I'm feeling burnt out. I'm procrastinating on a big work thing. I'm feeling tired. I have too much on my plate. I'm taking care of other people. I'm doing a shite job of taking care of myself. He thinks it should be easier for me to prioritize me. It continues to not be. I fantasize about a week to myself somewhere else, without anyone or anything or anywhere that matters. I haven't hidden in a book in two decades. I miss parts of my life that lacked responsibility. Why did I ever think being the SAHP was hard? I don't know anymore if it was harder than anything else, or if it was the support system.

What is it in the ways of support that I feel like I'm not getting? How does me coming for hugs make me feel worse?
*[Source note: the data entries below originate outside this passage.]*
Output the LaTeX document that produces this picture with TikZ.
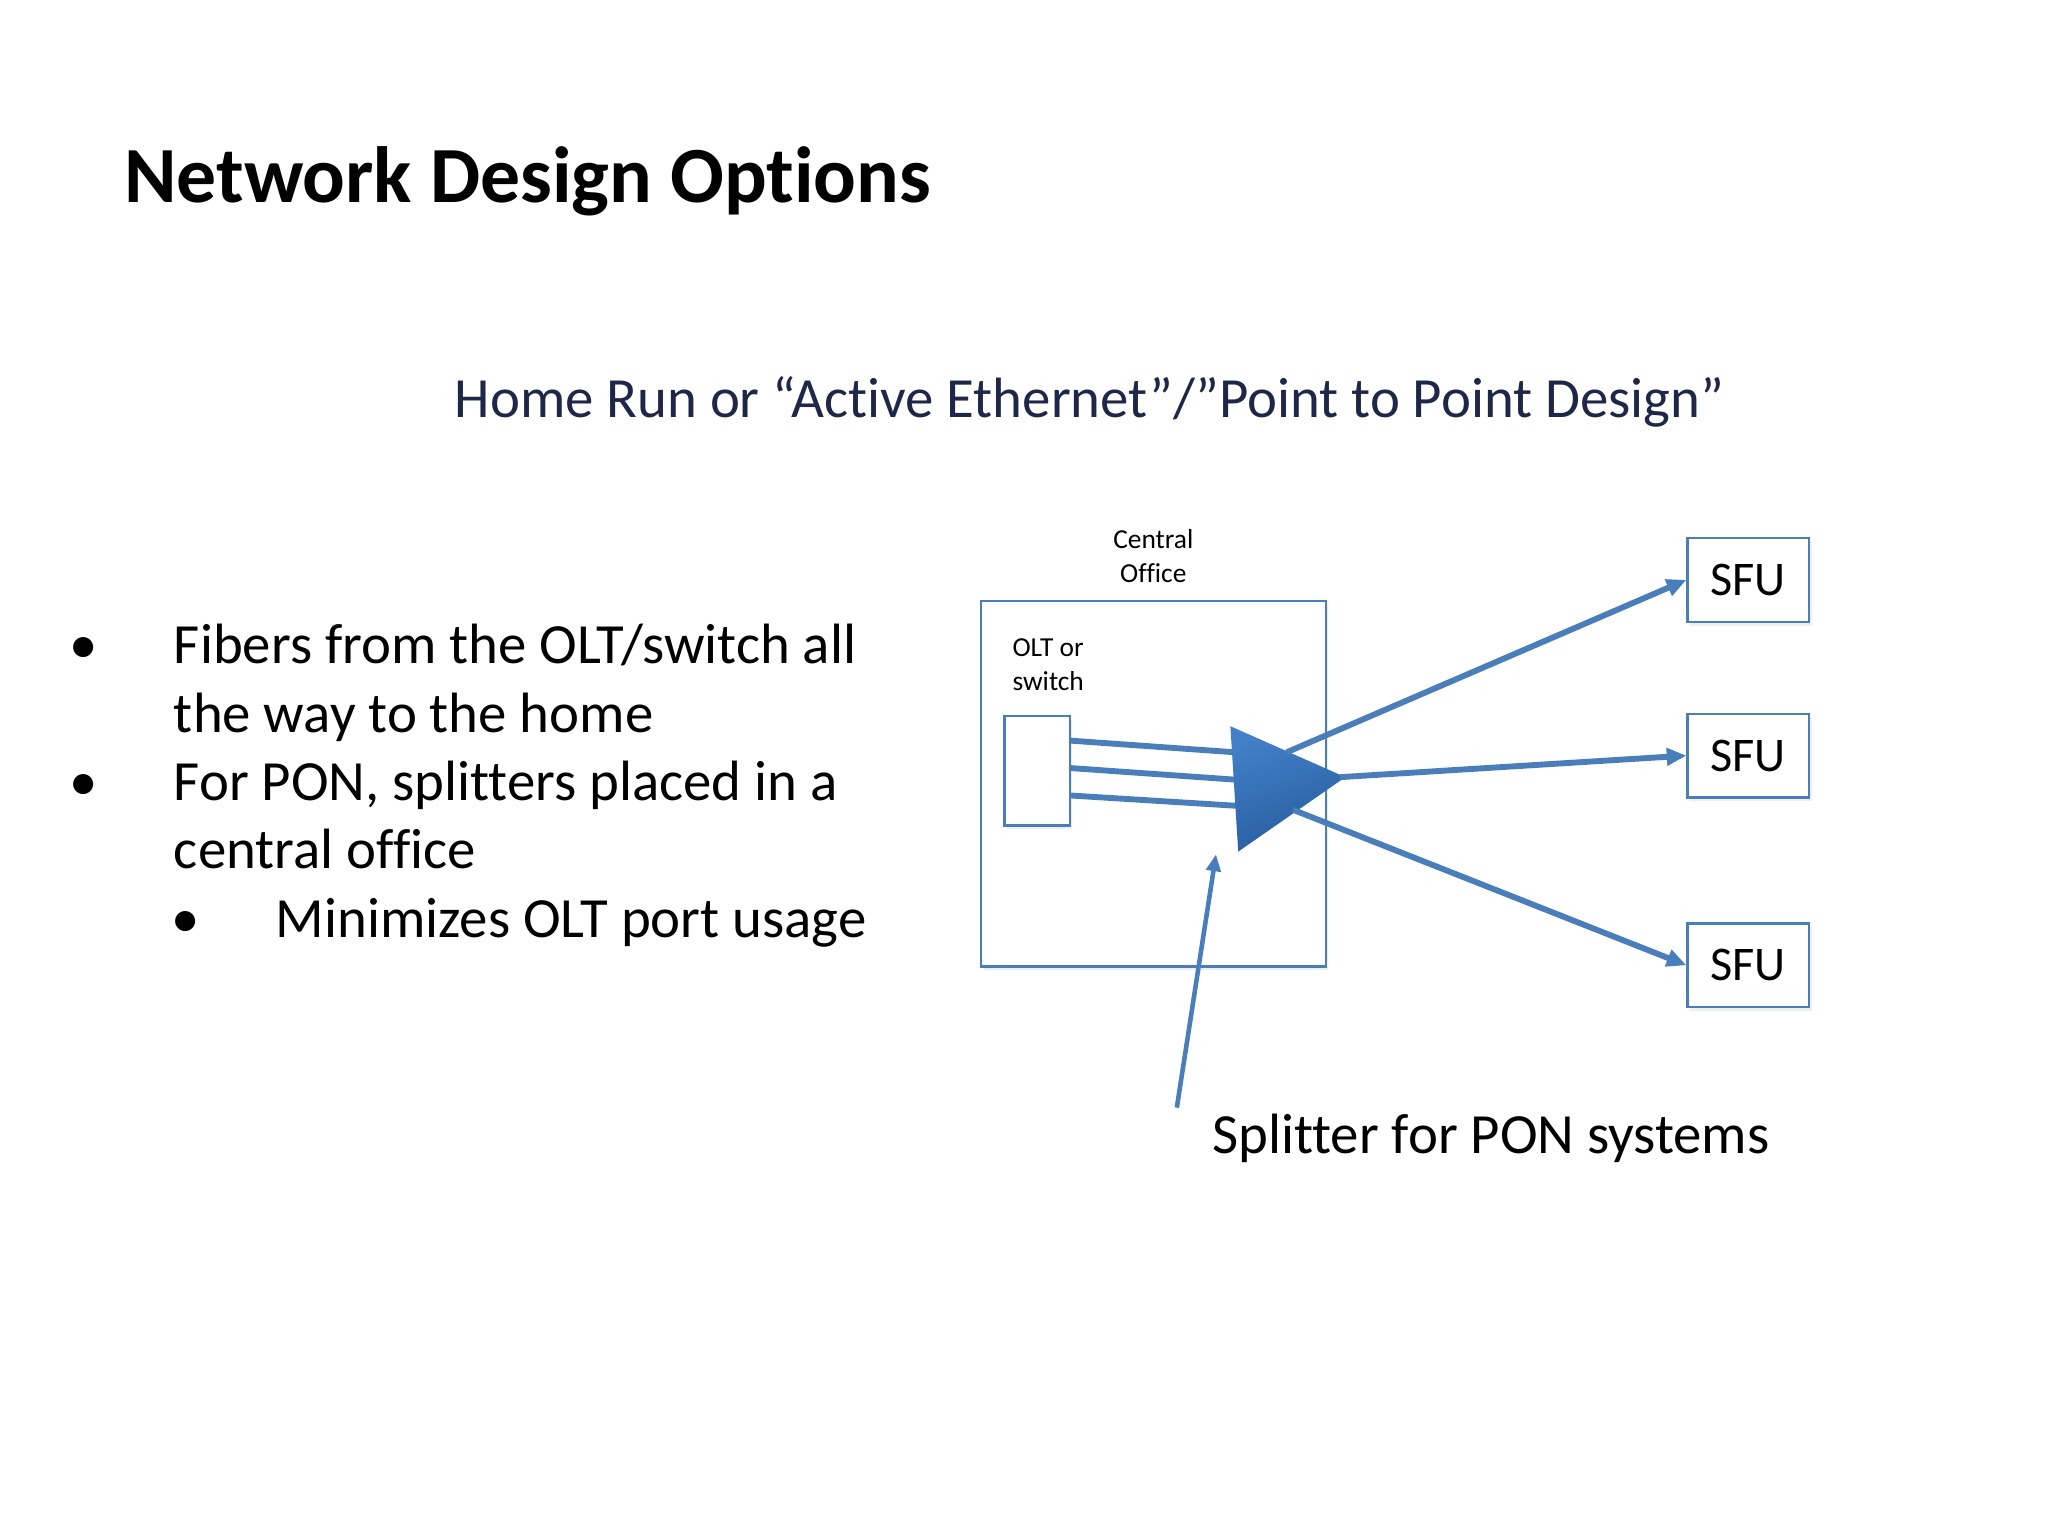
\documentclass[tikz,border=0pt]{standalone}
\usepackage{fontspec}
\setmainfont{Carlito}[Ligatures=NoCommon]
\usetikzlibrary{arrows.meta,shadows}
\definecolor{acc}{RGB}{74,126,187}
\definecolor{navy}{RGB}{31,39,72}
\definecolor{triL}{RGB}{66,128,200}
\definecolor{triD}{RGB}{40,92,158}
\begin{document}
\begin{tikzpicture}[x=1pt,y=-1pt,
  txt/.style={anchor=base west, inner sep=0pt, font=\fontsize{43.5}{52}\selectfont},
  small/.style={inner sep=0pt, font=\fontsize{21}{26}\selectfont},
  box/.style={draw=acc, line width=1.8pt, fill=white, inner sep=0pt,
    drop shadow={opacity=0.12, shadow xshift=2pt, shadow yshift=-3pt}},
  sfu/.style={box, minimum width=93pt, minimum height=64pt, font=\fontsize{37}{44}\selectfont},
  fib/.style={draw=acc, line width=4.5pt},
  arr/.style={fib, -{Triangle[length=15pt,width=13pt]}}]
\useasboundingbox (0,0) rectangle (1568,1176);
\fill[white] (0,0) rectangle (1568,1176);

% title and subtitle
\node[txt, font=\fontsize{61}{70}\selectfont\bfseries] (title) at (95,155) {Network Design Options};
\node[txt, text=navy] (sub) at (348,320) {Home Run or “Active Ethernet”/”Point to Point Design”};

% bullets
\node[txt] (b1) at (53,508) {•};
\node[txt] (l1) at (133,508) {Fibers from the OLT/switch all};
\node[txt] (l2) at (133,560.5) {the way to the home};
\node[txt] (b2) at (53,613) {•};
\node[txt] (l3) at (133,613) {For PON, splitters placed in a};
\node[txt] (l4) at (133,665) {central office};
\node[txt] (b3) at (131,717.5) {•};
\node[txt] (l5) at (211,717.5) {Minimizes OLT port usage};

% central office
\node[box, minimum width=264pt, minimum height=280pt] (office) at (883,600) {};
\node[small, anchor=base] (co1) at (883,420) {Central};
\node[small, anchor=base] (co2) at (883,446) {Office};
\node[small, anchor=base west] (olt1) at (775,503) {OLT or};
\node[small, anchor=base west] (olt2) at (775,529) {switch};
\node[box, minimum width=50pt, minimum height=84pt] (olt) at (794,590) {};

% fibres into splitter
\coordinate (f1s) at (819,567); \coordinate (f1e) at (946,576);
\coordinate (f2s) at (819,588); \coordinate (f2e) at (947,597);
\coordinate (f3s) at (819,609); \coordinate (f3e) at (948,617);
\draw[fib] (f1s) -- (f1e);
\draw[fib] (f2s) -- (f2e);
\draw[fib] (f3s) -- (f3e);

% splitter triangle
\coordinate (tA) at (942,556);
\coordinate (tB) at (1030,595);
\coordinate (tC) at (948,652);
\shade[top color=triL, bottom color=triD, shading angle=20] (tA) -- (tB) -- (tC) -- cycle;

% SFUs
\node[sfu] (s1) at (1338.5,444) {SFU};
\node[sfu] (s2) at (1338.5,578.5) {SFU};
\node[sfu] (s3) at (1338.5,739) {SFU};

\coordinate (o1) at (985,576);
\coordinate (o2) at (1026,595);
\coordinate (o3) at (990,620);
\draw[arr] (o1) -- (s1.west);
\draw[arr] (o2) -- (s2.west);
\draw[arr] (o3) -- (s3.west);

% pointer to splitter
\coordinate (p0) at (901,848);
\coordinate (p1) at (931,654);
\draw[draw=acc, line width=3.5pt, -{Triangle[length=13pt,width=11pt]}] (p0) -- (p1);
\node[txt] (split) at (928,883) {Splitter for PON systems};
\end{tikzpicture}
\end{document}
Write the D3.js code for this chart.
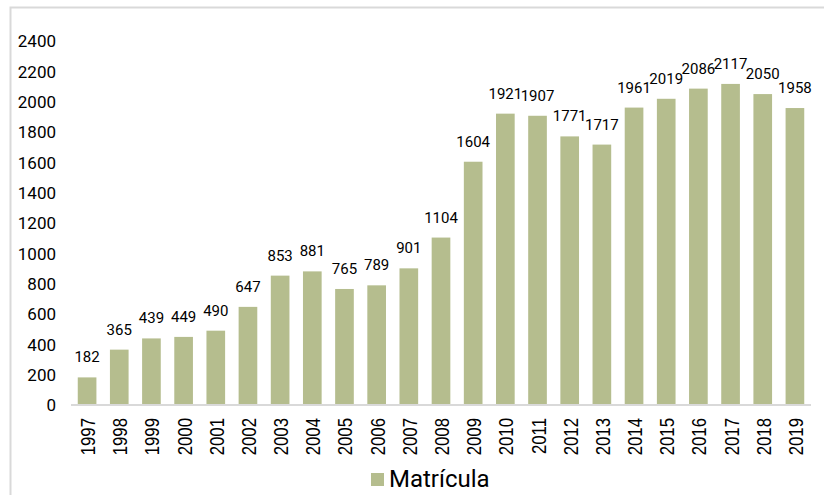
<!DOCTYPE html>
<html>
<head>
<meta charset="utf-8">
<script src="https://cdn.jsdelivr.net/npm/d3@7"></script>
<style>
  body { margin: 0; background: #fff; }
  svg { display: block; }
</style>
</head>
<body>
<div id="chart"></div>
<script>
// données
const years = ["1997","1998","1999","2000","2001","2002","2003","2004","2005","2006","2007","2008",
               "2009","2010","2011","2012","2013","2014","2015","2016","2017","2018","2019"];
const matricula = [182,365,439,449,490,647,853,881,765,789,901,1104,
                   1604,1921,1907,1771,1717,1961,2019,2086,2117,2050,1958];
const yTicks = [0,200,400,600,800,1000,1200,1400,1600,1800,2000,2200,2400];
const seriesName = "Matrícula";

// constantes
const w = 824, h = 495;
const plotLeft = 71, plotRight = 811, plotTop = 41, plotBottom = 405;
const barColor = "#b5bd8e";

const svg = d3.select("#chart").append("svg")
    .attr("width", w)
    .attr("height", h);

// cadre
svg.append("path")
    .attr("d", "M10.5," + h + "V7.5H" + w)
    .attr("fill", "none")
    .attr("stroke", "#d9d9d9")
    .attr("stroke-width", 2);

// échelles
const xScale = d3.scaleBand()
    .domain(years)
    .range([plotLeft, plotRight])
    .paddingInner(0.42)
    .paddingOuter(0.21);

const yScale = d3.scaleLinear()
    .domain([0, 2400])
    .range([plotBottom, plotTop]);

// axe y (labels only)
const axeY = d3.axisLeft(yScale)
    .tickValues(yTicks)
    .tickFormat(d3.format("d"))
    .tickSize(0)
    .tickPadding(0);

svg.append("g")
    .attr("transform", "translate(56,0)")
    .call(axeY)
    .call(g => g.select(".domain").remove())
    .selectAll("text")
    .attr("font-family", "Roboto, sans-serif")
    .attr("font-size", "17px")
    .attr("fill", "#000")
    .attr("dy", "0.35em");

// barres
svg.selectAll("rect.bar")
    .data(matricula)
    .enter()
    .append("rect")
    .attr("class", "bar")
    .attr("x", (d, i) => xScale(years[i]))
    .attr("y", d => yScale(d))
    .attr("width", xScale.bandwidth())
    .attr("height", d => yScale(0) - yScale(d))
    .attr("fill", barColor);

// étiquettes
svg.selectAll("text.lbl")
    .data(matricula)
    .enter()
    .append("text")
    .attr("class", "lbl")
    .attr("x", (d, i) => xScale(years[i]) + xScale.bandwidth() / 2)
    .attr("y", d => yScale(d) - 15)
    .attr("text-anchor", "middle")
    .attr("font-family", "Roboto, sans-serif")
    .attr("font-size", "15px")
    .attr("fill", "#000")
    .text(d => d);

// axe x
const axeX = d3.axisBottom(xScale).tickSize(0).tickPadding(0);
const gx = svg.append("g")
    .attr("transform", "translate(0," + plotBottom + ")")
    .call(axeX);
gx.select(".domain")
    .attr("stroke", "#d9d9d9")
    .attr("stroke-width", 2)
    .attr("d", "M" + plotLeft + ",0H" + plotRight);
gx.selectAll(".tick text")
    .attr("font-family", "'Liberation Sans', Arial, sans-serif")
    .attr("font-size", "21px")
    .attr("fill", "#000")
    .attr("text-anchor", "end")
    .attr("dy", null)
    .attr("y", 0)
    .attr("transform", "translate(8,13) rotate(-90) scale(0.8,1)");

// légende
const leg = svg.append("g").attr("transform", "translate(371,473)");
leg.append("rect")
    .attr("width", 13)
    .attr("height", 13)
    .attr("fill", barColor);
leg.append("text")
    .attr("x", 18)
    .attr("y", 13.5)
    .attr("font-family", "Roboto, sans-serif")
    .attr("font-size", "24px")
    .attr("fill", "#000")
    .text(seriesName);
</script>
</body>
</html>
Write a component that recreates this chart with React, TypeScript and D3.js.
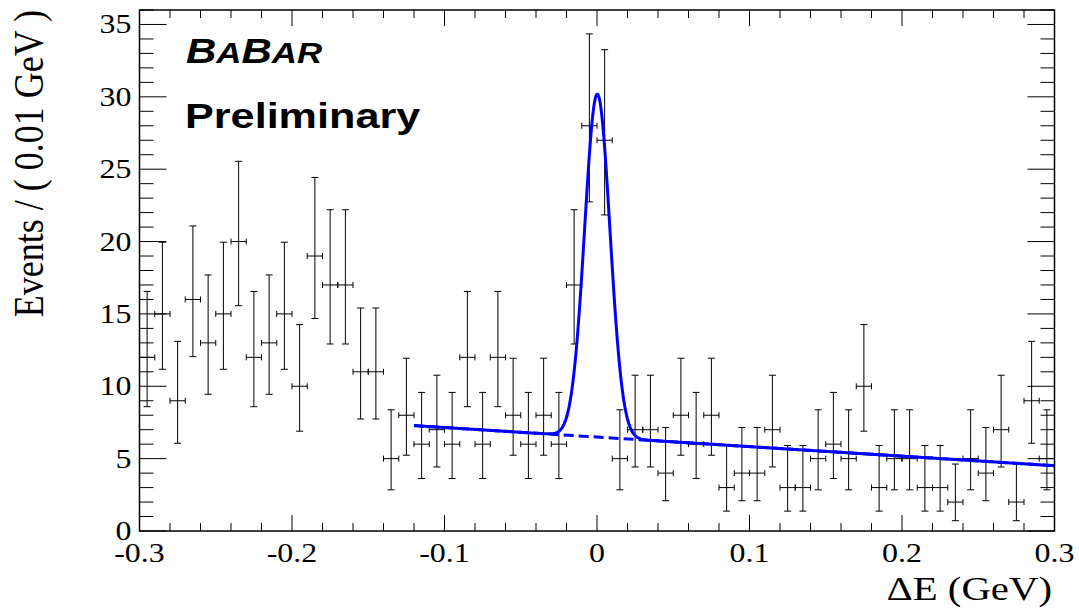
import React from "react";
import * as d3 from "d3";

const W = 1079;
const H = 609;
const frame = { left: 139.5, right: 1054.5, top: 10, bottom: 531 };

// Histogram: events per 0.01 GeV bin in ΔE, from -0.3 to 0.3 GeV
const binLowEdge = -0.3;
const binWidth = 0.01;
const counts = [
  12, 15, 9, 16, 13, 15, 20, 12, 13, 15, 10, 19, 17, 17, 11, 11, 5, 8, 6, 7,
  6, 12, 6, 12, 8, 6, 8, 6, 17, 28, 27, 5, 7, 7, 4, 8, 6, 8, 3, 4,
  4, 7, 3, 3, 5, 6, 5, 10, 3, 5, 5, 3, 3, 2, 5, 4, 7, 2, 9, 5,
];

const xMajorTicks = [-0.3, -0.2, -0.1, 0, 0.1, 0.2, 0.3];
const xTickLabels = ["-0.3", "-0.2", "-0.1", "0", "0.1", "0.2", "0.3"];
const yMajorTicks = [0, 5, 10, 15, 20, 25, 30, 35];
const yTickLabels = ["0", "5", "10", "15", "20", "25", "30", "35"];

// Fit result: Gaussian signal on a linear background (events per bin)
const fitRange = [-0.12, 0.3];
const bkgAtZero = 6.49;
const bkgSlope = -6.6;
const sigAmplitude = 23.7;
const sigMean = 0.0002;
const sigSigma = 0.0083;

const xScale = d3.scaleLinear().domain([-0.3, 0.3]).range([frame.left, frame.right]);
const yScale = d3.scaleLinear().domain([0, 36]).range([frame.bottom, frame.top]);

// 68% Poisson interval (Wilson-Hilferty approximation of the Garwood limits)
function poissonInterval(n: number): [number, number] {
  const lo = n === 0 ? 0 : n * Math.pow(1 - 1 / (9 * n) - 1 / (3 * Math.sqrt(n)), 3);
  const m = n + 1;
  const hi = m * Math.pow(1 - 1 / (9 * m) + 1 / (3 * Math.sqrt(m)), 3);
  return [lo, hi];
}

const bkg = (x: number) => bkgAtZero + bkgSlope * x;
const total = (x: number) =>
  bkg(x) + sigAmplitude * Math.exp(-((x - sigMean) ** 2) / (2 * sigSigma * sigSigma));

const curveX = d3.range(fitRange[0], fitRange[1] + 1e-9, 0.0004);
const lineGen = d3
  .line<number>()
  .x((d) => xScale(d))
  .curve(d3.curveLinear);
const totalPath = lineGen.y((d) => yScale(total(d)))(curveX) as string;
const bkgPath = d3
  .line<number>()
  .x((d) => xScale(d))
  .y((d) => yScale(bkg(d)))([fitRange[0], fitRange[1]]) as string;

const SX = 1.2; // horizontal stretch of the lettering
const serif = "'Liberation Serif', 'Times New Roman', serif";
const sans = "'Liberation Sans', Arial, sans-serif";

export default function App() {
  const xMinor = d3.range(-0.3, 0.3001, 0.02);
  const yMinor = d3.range(0, 36.001, 1);

  const ticks: JSX.Element[] = [];
  xMinor.forEach((v, i) => {
    const major = xMajorTicks.some((t) => Math.abs(t - v) < 1e-6);
    const len = major ? 16 : 8;
    const x = xScale(v);
    ticks.push(<line key={"xb" + i} x1={x} x2={x} y1={frame.bottom} y2={frame.bottom - len} />);
    ticks.push(<line key={"xt" + i} x1={x} x2={x} y1={frame.top} y2={frame.top + len} />);
  });
  yMinor.forEach((v, i) => {
    const major = yMajorTicks.includes(v);
    const len = major ? 27 : 14;
    const y = yScale(v);
    ticks.push(<line key={"yl" + i} x1={frame.left} x2={frame.left + len} y1={y} y2={y} />);
    ticks.push(<line key={"yr" + i} x1={frame.right} x2={frame.right - len} y1={y} y2={y} />);
  });

  const points = counts.map((n, i) => {
    const lo = binLowEdge + i * binWidth;
    const xc = xScale(lo + binWidth / 2);
    const x0 = xScale(lo);
    const x1 = xScale(lo + binWidth);
    const [eLo, eHi] = poissonInterval(n);
    const y = yScale(n);
    const yTop = yScale(eHi);
    const yBot = yScale(eLo);
    return (
      <g key={"p" + i}>
        <line x1={x0} x2={x1} y1={y} y2={y} />
        <line x1={x0} x2={x0} y1={y - 3} y2={y + 3} />
        <line x1={x1} x2={x1} y1={y - 3} y2={y + 3} />
        <line x1={xc} x2={xc} y1={yTop} y2={yBot} />
        <line x1={xc - 3.5} x2={xc + 3.5} y1={yTop} y2={yTop} />
        <line x1={xc - 3.5} x2={xc + 3.5} y1={yBot} y2={yBot} />
      </g>
    );
  });

  return (
    <svg
      width={W}
      height={H}
      style={{ position: "absolute", left: 0, top: 0, background: "#fff" }}
    >
      <rect x={0} y={0} width={W} height={H} fill="#fff" />
      <g stroke="#000" strokeWidth={1} fill="none">
        {points}
      </g>
      <path d={bkgPath} fill="none" stroke="#0000ff" strokeWidth={3} strokeDasharray="10,5" />
      <path d={totalPath} fill="none" stroke="#0000ff" strokeWidth={3} strokeLinejoin="round" />
      <g stroke="#000" strokeWidth={1}>
        {ticks}
      </g>
      <rect
        x={frame.left}
        y={frame.top}
        width={frame.right - frame.left}
        height={frame.bottom - frame.top}
        fill="none"
        stroke="#000"
        strokeWidth={1.5}
      />
      {yMajorTicks.map((v, i) => (
        <g key={"yl" + i} transform={`translate(131.5,${yScale(v) + 9}) scale(${SX},1)`}>
          <text textAnchor="end" fontFamily={serif} fontSize={26.6} fill="#000">
            {yTickLabels[i]}
          </text>
        </g>
      ))}
      {xMajorTicks.map((v, i) => (
        <g key={"xl" + i} transform={`translate(${xScale(v)},562) scale(${SX},1)`}>
          <text textAnchor="middle" fontFamily={serif} fontSize={26.6} fill="#000">
            {xTickLabels[i]}
          </text>
        </g>
      ))}
      <g transform={`translate(1052,600) scale(${SX},1)`}>
        <text textAnchor="end" fontFamily={serif} fontSize={34} fill="#000">
          ΔE (GeV)
        </text>
      </g>
      <g transform={`translate(43,10) scale(${SX},1) rotate(-90)`}>
        <text textAnchor="end" fontFamily={serif} fontSize={36} fill="#000">
          Events / ( 0.01 GeV )
        </text>
      </g>
      <g transform={`translate(186,63) scale(${SX},1)`}>
        <text fontFamily={sans} fontWeight="bold" fontStyle="italic" fill="#000">
          <tspan fontSize={35}>B</tspan>
          <tspan fontSize={29}>A</tspan>
          <tspan fontSize={35}>B</tspan>
          <tspan fontSize={29}>AR</tspan>
        </text>
      </g>
      <g transform={`translate(185,128) scale(${SX},1)`}>
        <text fontFamily={sans} fontWeight="bold" fontSize={36} fill="#000">
          Preliminary
        </text>
      </g>
    </svg>
  );
}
Because the truth of it is that it is ALWAYS my responsibility to take care of myself, and I'm not doing a good job. I'm stressing at work for reasons that are probably listed here a million different ways. I'm afraid of failing, although nowhere close to it (yet). I'm not good at speaking up or saying no and continue to take on requests that are maybe out of the sphere or things? But I'm not doing my actual work, I'm venting here about the same. old. shit.

Dreaming of the lotto win. Dreaming of running away. Dreaming of a drive. Dreaming of crying into a pillow and having it make me feel better. Dreaming of having a circle around me that I felt comfortable sharing this with without it becoming some weird drama.



And so I continue to scream into the void. Which is very full of the same. old. shit.